Sürekli gelişmek, güçlenmek, ilerlemek, iyi bir insan olmak, dine uymak, çevreye yararlı olmak, iyi anılmak, mutlu ve huzurlu olmak, sakin kalmak. Genelde huzurlu bir insanımdır.
Ebe tokadı nereye atarsa, imam pamuğu oraya tıkar.
şu sıralar “köfteye gidelim, pompaya koşalım, çarçur ediyoruz zamanımızı burada” felsefesini benimsemiş durumdayım
Denize benzer hayat, yüzme bilsen de sorun vardır bilmesen de.

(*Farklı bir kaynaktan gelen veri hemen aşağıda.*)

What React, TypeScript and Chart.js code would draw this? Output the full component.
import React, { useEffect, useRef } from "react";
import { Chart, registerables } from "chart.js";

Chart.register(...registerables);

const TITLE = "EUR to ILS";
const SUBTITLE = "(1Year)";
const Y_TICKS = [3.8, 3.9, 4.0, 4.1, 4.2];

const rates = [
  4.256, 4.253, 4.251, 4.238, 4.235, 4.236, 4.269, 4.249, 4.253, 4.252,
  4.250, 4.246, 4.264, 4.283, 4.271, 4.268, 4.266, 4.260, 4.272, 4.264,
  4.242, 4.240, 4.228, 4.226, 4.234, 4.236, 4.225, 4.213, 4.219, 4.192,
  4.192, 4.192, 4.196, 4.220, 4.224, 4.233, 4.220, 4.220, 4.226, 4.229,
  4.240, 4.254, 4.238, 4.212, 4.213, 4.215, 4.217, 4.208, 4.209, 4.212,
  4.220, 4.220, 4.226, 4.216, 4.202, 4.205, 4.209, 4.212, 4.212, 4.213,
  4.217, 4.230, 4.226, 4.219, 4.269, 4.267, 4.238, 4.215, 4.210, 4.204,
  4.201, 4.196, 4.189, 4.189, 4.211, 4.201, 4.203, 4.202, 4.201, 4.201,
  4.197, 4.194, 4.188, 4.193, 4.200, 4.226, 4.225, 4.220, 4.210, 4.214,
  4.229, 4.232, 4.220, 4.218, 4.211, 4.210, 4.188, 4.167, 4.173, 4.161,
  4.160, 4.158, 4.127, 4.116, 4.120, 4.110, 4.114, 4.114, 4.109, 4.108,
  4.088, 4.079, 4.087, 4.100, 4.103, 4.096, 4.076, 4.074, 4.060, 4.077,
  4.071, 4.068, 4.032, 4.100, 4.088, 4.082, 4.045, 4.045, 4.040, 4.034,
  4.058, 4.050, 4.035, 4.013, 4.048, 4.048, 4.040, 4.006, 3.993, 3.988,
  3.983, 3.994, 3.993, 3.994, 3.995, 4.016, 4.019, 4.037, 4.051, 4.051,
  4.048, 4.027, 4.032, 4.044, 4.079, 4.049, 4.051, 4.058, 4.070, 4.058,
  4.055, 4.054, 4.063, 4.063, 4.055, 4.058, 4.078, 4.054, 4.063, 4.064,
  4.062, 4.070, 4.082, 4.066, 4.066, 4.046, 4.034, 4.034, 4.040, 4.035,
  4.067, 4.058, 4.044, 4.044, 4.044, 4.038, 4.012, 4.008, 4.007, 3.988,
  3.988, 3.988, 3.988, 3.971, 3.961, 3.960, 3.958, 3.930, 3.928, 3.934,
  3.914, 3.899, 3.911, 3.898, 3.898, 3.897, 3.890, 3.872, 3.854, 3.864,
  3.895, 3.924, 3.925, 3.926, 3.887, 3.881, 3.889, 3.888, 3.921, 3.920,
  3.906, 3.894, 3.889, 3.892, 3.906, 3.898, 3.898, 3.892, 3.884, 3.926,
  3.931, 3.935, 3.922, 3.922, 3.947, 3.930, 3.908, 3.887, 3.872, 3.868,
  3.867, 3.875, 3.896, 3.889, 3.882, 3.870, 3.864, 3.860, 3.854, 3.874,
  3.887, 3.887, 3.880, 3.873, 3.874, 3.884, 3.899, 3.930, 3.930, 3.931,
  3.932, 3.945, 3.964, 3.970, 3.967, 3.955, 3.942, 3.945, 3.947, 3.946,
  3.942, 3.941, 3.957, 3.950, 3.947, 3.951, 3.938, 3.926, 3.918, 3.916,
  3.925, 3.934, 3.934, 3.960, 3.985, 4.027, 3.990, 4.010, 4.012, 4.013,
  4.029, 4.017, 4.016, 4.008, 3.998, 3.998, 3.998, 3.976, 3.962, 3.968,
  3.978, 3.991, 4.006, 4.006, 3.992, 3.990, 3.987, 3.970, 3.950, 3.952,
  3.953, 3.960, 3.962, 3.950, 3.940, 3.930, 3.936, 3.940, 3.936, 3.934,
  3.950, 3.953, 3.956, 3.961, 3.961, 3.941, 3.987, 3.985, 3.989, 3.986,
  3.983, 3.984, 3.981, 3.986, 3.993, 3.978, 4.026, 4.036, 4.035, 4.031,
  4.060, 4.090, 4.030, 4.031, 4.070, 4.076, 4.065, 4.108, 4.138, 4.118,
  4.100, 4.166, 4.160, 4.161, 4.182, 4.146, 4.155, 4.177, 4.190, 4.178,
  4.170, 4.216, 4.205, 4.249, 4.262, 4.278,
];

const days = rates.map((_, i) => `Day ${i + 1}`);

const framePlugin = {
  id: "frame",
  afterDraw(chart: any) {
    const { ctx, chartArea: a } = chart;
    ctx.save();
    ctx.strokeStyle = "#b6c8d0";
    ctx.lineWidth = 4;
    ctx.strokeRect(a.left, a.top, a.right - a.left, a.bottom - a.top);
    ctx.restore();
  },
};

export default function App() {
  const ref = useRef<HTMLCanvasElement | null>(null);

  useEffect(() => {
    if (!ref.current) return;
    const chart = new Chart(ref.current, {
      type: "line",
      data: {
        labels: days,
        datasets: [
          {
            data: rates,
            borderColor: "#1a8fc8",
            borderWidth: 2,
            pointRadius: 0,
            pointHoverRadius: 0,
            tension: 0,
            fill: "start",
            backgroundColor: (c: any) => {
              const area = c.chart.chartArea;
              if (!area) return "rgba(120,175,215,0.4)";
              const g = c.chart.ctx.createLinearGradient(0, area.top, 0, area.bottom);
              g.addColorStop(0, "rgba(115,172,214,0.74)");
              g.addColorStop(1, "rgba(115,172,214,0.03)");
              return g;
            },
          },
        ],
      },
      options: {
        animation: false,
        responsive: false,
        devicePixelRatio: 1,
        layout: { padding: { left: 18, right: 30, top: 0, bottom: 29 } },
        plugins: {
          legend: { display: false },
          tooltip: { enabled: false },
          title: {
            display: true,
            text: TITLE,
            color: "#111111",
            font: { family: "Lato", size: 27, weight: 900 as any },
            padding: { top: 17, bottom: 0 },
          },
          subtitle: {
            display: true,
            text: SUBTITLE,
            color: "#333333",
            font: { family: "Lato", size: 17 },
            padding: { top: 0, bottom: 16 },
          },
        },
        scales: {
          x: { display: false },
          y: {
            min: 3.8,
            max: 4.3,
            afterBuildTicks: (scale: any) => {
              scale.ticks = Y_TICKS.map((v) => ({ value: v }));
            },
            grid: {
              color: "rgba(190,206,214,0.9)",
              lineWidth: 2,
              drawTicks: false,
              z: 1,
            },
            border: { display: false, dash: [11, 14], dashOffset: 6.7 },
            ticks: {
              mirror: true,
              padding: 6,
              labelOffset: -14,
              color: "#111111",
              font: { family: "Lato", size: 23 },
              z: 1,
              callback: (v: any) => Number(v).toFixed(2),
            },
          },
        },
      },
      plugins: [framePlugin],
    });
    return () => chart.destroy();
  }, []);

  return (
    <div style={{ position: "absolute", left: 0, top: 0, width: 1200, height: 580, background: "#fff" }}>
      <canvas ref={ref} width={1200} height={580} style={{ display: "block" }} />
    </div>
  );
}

kral da olsan garipte olsan bu hayat bitecek. Şu anda nasıl öleceğimiz ne zaman öleceğimiz her şey yazılı. Bize düşen bu vadede iyiliği kötülükten ayırmak mühleti doldurmak. Ölümden sonra esas hayat başlıyor
Hayatta kafana tokadan başka birşey takmayacaksın.
Hayat boş eğlen çoş.
Hayat boş eğlen çoş.
Kendi sınırlarını çizmiş, ufak bir yaşam kurmuş bir durumdayım. Bu sınırların ötesine geçemiyor veya içine birini sokamıyorum. Tıpkı besin alerjisi gibi fazlalıklar alerji yapıyor. Sahip olduklarıma şükredip olanlarla mutlu oluyorum. Yabancı bir cisimin beni üzmesine veya gardımı düşürmesine izin vermiyorum.
tam olarak anlatamam ama şöyle bir replikle anlaşılabilirim.
"her şeyi kontrol etmeye çalışma, bırak ne olacaksa olsun, sadece olsun."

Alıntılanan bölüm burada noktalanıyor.